Who Is Holding It Together
Payload integration groups at satellite operators, emerging orbital‑data‑center teams, and government mission offices are the first to feel the pinch. They keep schedules alive by maintaining sprawling shared spreadsheets, running nightly conference calls, and constantly negotiating with multiple launch service providers to lock in rideshare slots.
Why Existing Tools and Institutions Still Fail
Launch booking still runs through legacy procurement portals and bilateral contracts that are siloed by provider. No industry‑wide API or standardized slot‑exchange exists, and export‑control (ITAR) checks must be done manually for each provider, making any automated marketplace a compliance nightmare.

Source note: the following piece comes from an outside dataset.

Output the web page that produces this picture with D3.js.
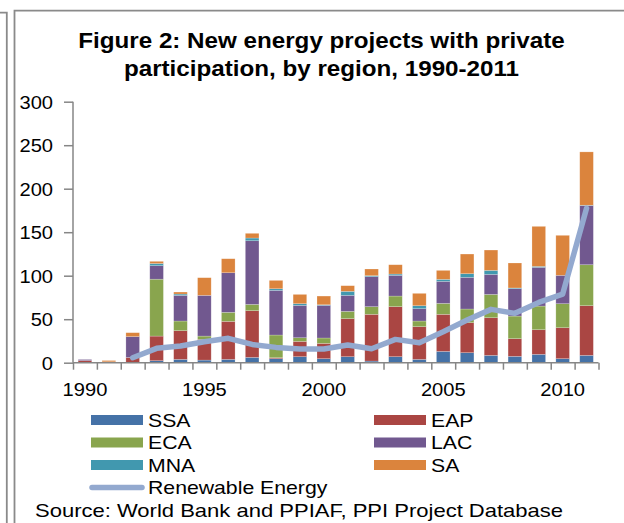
<!DOCTYPE html>
<html>
<head>
<meta charset="utf-8">
<script src="https://cdn.jsdelivr.net/npm/d3@7"></script>
<style>
  html, body { margin: 0; padding: 0; background: #fff; }
  svg { display: block; font-family: "Liberation Sans", Arial, sans-serif; }
</style>
</head>
<body>
<svg id="chart" width="624" height="523"></svg>
<script>
// ---- data ----
const years = ["1990","1991","1992","1993","1994","1995","1996","1997","1998","1999","2000",
               "2001","2002","2003","2004","2005","2006","2007","2008","2009","2010","2011"];
const SSA = [0, 0, 0, 2.3, 3.8, 3, 3.8, 6.1, 4.6, 6.9, 4.6, 6.9, 1.9, 6.9, 3.8, 13, 11.5, 8.4, 7.3, 9.6, 4.6, 8.4];
const EAP = [2.5, 1, 6, 28.3, 33, 23.8, 43.7, 53.7, 1.1, 17.6, 17.6, 43.7, 53.7, 57.5, 37.6, 42.6, 34.5, 43.3, 20.3, 28.3, 35.6, 57.1];
const ECA = [0, 0, 0, 65.4, 11.1, 3.8, 10.4, 7.2, 26.1, 4.2, 6.2, 8.4, 8.8, 12.2, 6.5, 12.6, 15.7, 26.8, 26, 27.2, 27.6, 47.1];
const LAC = [1.2, 0, 24, 15.5, 29.5, 46.8, 45.5, 73.2, 51.3, 37.2, 37.5, 18.4, 34.5, 23.8, 14.2, 25.3, 36.4, 23, 31.5, 44.5, 32.6, 67.9];
const MNA = [0, 0, 0, 2.5, 1.5, 0, 0, 3.1, 1.9, 1.9, 0.7, 4.6, 1.1, 1.5, 3.4, 2.3, 4.2, 4.6, 0.8, 1.1, 0, 0.5];
const SA  = [0, 1.5, 4.5, 2.5, 2.3, 20.3, 16.1, 5.4, 9.6, 10.7, 10, 6.5, 7.7, 10.7, 14.2, 10.3, 22.6, 23.4, 28.7, 46, 46, 61.3];
const renewable = [null, null, 5.7, 16.5, 19.2, 24, 28, 21, 17.6, 15.7, 15.7, 20.3, 16.1, 26.8, 23, 35.6, 49, 61.3, 56.7, 69.3, 78.9, 177.4];
const yTicks = [0, 50, 100, 150, 200, 250, 300];
const xLabels = ["1990", "1995", "2000", "2005", "2010"];
const seriesNames = ["SSA", "EAP", "ECA", "LAC", "MNA", "SA"];
const seriesValues = [SSA, EAP, ECA, LAC, MNA, SA];
const colors = ["#4572A7", "#AA4643", "#89A54E", "#71588F", "#4198AF", "#DB843D"];
const lineColor = "#93A9CF";
const titleLines = ["Figure 2: New energy projects with private", "participation, by region, 1990-2011"];
const sourceText = "Source: World Bank and PPIAF, PPI Project Database";

// ---- layout ----
const svg = d3.select("#chart");
const X0 = 73, X1 = 598.5, Y0 = 362.7, Y1 = 101.7;
const SX = 1.15; // horizontal stretch of text in the reference
const gray = "#868686";

const x = d3.scaleBand().domain(years).range([X0, X1]).paddingInner(0.43).paddingOuter(0.215);
const xLin = d3.scaleLinear().domain([0, years.length]).range([X0, X1]);
const y = d3.scaleLinear().domain([0, 300]).range([Y0, Y1]);

// frame lines
const frame = svg.append("g").attr("stroke", "#8a8a8a").attr("stroke-width", 1.8).attr("fill", "none");
frame.append("path").attr("d", "M0,12.6H6.8V523");
frame.append("path").attr("d", "M14.5,523V10.6H624");

// title
titleLines.forEach((t, i) => {
  svg.append("g").attr("transform", `translate(321.5,${48 + i * 28}) scale(1.1,1)`)
    .append("text").attr("text-anchor", "middle").attr("font-size", 22).attr("font-weight", "bold")
    .attr("fill", "#000").text(t);
});

// stacked data
const table = years.map((yr, i) => {
  const o = { year: yr };
  seriesNames.forEach((s, k) => o[s] = seriesValues[k][i]);
  return o;
});
const stack = d3.stack().keys(seriesNames)(table);

svg.append("g").selectAll("g").data(stack).join("g")
  .attr("fill", (d, i) => colors[i])
  .selectAll("rect").data(d => d).join("rect")
  .attr("x", d => x(d.data.year))
  .attr("width", x.bandwidth())
  .attr("y", d => y(d[1]))
  .attr("height", d => Math.max(0, y(d[0]) - y(d[1])))
  .attr("stroke", "#ffffff").attr("stroke-opacity", 0.35).attr("stroke-width", 0.6);

// y axis
const yAxis = svg.append("g").attr("transform", `translate(${X0},0)`)
  .call(d3.axisLeft(y).tickValues(yTicks).tickSize(9).tickPadding(9));
yAxis.select(".domain").attr("stroke", gray).attr("stroke-width", 1.5).attr("d", `M0,${Y1}V${Y0}`);
yAxis.selectAll(".tick line").attr("stroke", gray).attr("stroke-width", 1.5);
yAxis.selectAll(".tick text").attr("font-size", 17.5).attr("fill", "#000")
  .attr("font-family", "'Liberation Sans', Arial, sans-serif")
  .attr("dy", "0.38em")
  .attr("transform", `translate(-2,0) scale(${SX},1)`)
  .attr("x", -18 / SX);

// x axis tick marks at category boundaries
const xTickAxis = svg.append("g").attr("transform", `translate(0,${Y0})`)
  .call(d3.axisBottom(xLin).tickValues(d3.range(0, years.length + 1)).tickSize(7).tickFormat(""));
xTickAxis.select(".domain").attr("stroke", gray).attr("stroke-width", 1.5).attr("d", `M${X0},0H${X1}`);
xTickAxis.selectAll(".tick line").attr("stroke", gray).attr("stroke-width", 1.5);

// x labels
const xLabAxis = svg.append("g").attr("transform", `translate(0,${Y0})`)
  .call(d3.axisBottom(x).tickValues(xLabels).tickSize(0).tickPadding(21));
xLabAxis.select(".domain").remove();
xLabAxis.selectAll(".tick text").attr("font-size", 17.5).attr("fill", "#000")
  .attr("font-family", "'Liberation Sans', Arial, sans-serif")
  .attr("transform", `scale(${SX},1)`);

// renewable line
const line = d3.line()
  .defined(d => d != null)
  .x((d, i) => x(years[i]) + x.bandwidth() / 2)
  .y(d => y(d));
svg.append("path").datum(renewable)
  .attr("d", line)
  .attr("fill", "none").attr("stroke", lineColor).attr("stroke-width", 5.5)
  .attr("stroke-linejoin", "round").attr("stroke-linecap", "round");

// legend
const LSX = 1.18;
const legendCols = [91, 374];
const legendRows = [420, 442.5, 465];
seriesNames.forEach((s, k) => {
  const cx = legendCols[k % 2], cy = legendRows[Math.floor(k / 2)];
  svg.append("rect").attr("x", cx).attr("y", cy - 5).attr("width", 52).attr("height", 10).attr("fill", colors[k]);
  svg.append("g").attr("transform", `translate(${cx + 57},${cy + 6.5}) scale(${LSX},1)`)
    .append("text").attr("font-size", 18).attr("fill", "#000").text(s);
});
svg.append("line").attr("x1", 92).attr("x2", 142).attr("y1", 487.5).attr("y2", 487.5)
  .attr("stroke", lineColor).attr("stroke-width", 5.5).attr("stroke-linecap", "round");
svg.append("g").attr("transform", `translate(148,${487.5 + 6.5}) scale(${LSX},1)`)
  .append("text").attr("font-size", 18).attr("fill", "#000").text("Renewable Energy");

// source
svg.append("g").attr("transform", `translate(35,517) scale(1.19,1)`)
  .append("text").attr("font-size", 18.5).attr("fill", "#000").text(sourceText);
</script>
</body>
</html>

Hidden Cost and Missing Infrastructure
The hidden cost is the engineering and program‑management time—often 200–300 person‑hours per payload—to align schedules, verify interface compatibility, and chase regulatory sign‑offs, which translates into delayed revenue and higher launch‑price premiums.
The missing layer is a neutral, standards‑based launch‑capacity brokerage platform that aggregates real‑time inventory, normalizes interface requirements, and embeds automated ITAR/ESA export checks, turning a serial email‑chain into a single transaction.
Non-Obvious Implication
When orbital launch bottlenecks become too painful, terrestrial edge‑computing firms may accelerate investment in stratospheric platforms (high‑altitude balloons, pseudo‑satellites) as a back‑up, blurring the line between space‑tech and atmospheric‑tech markets.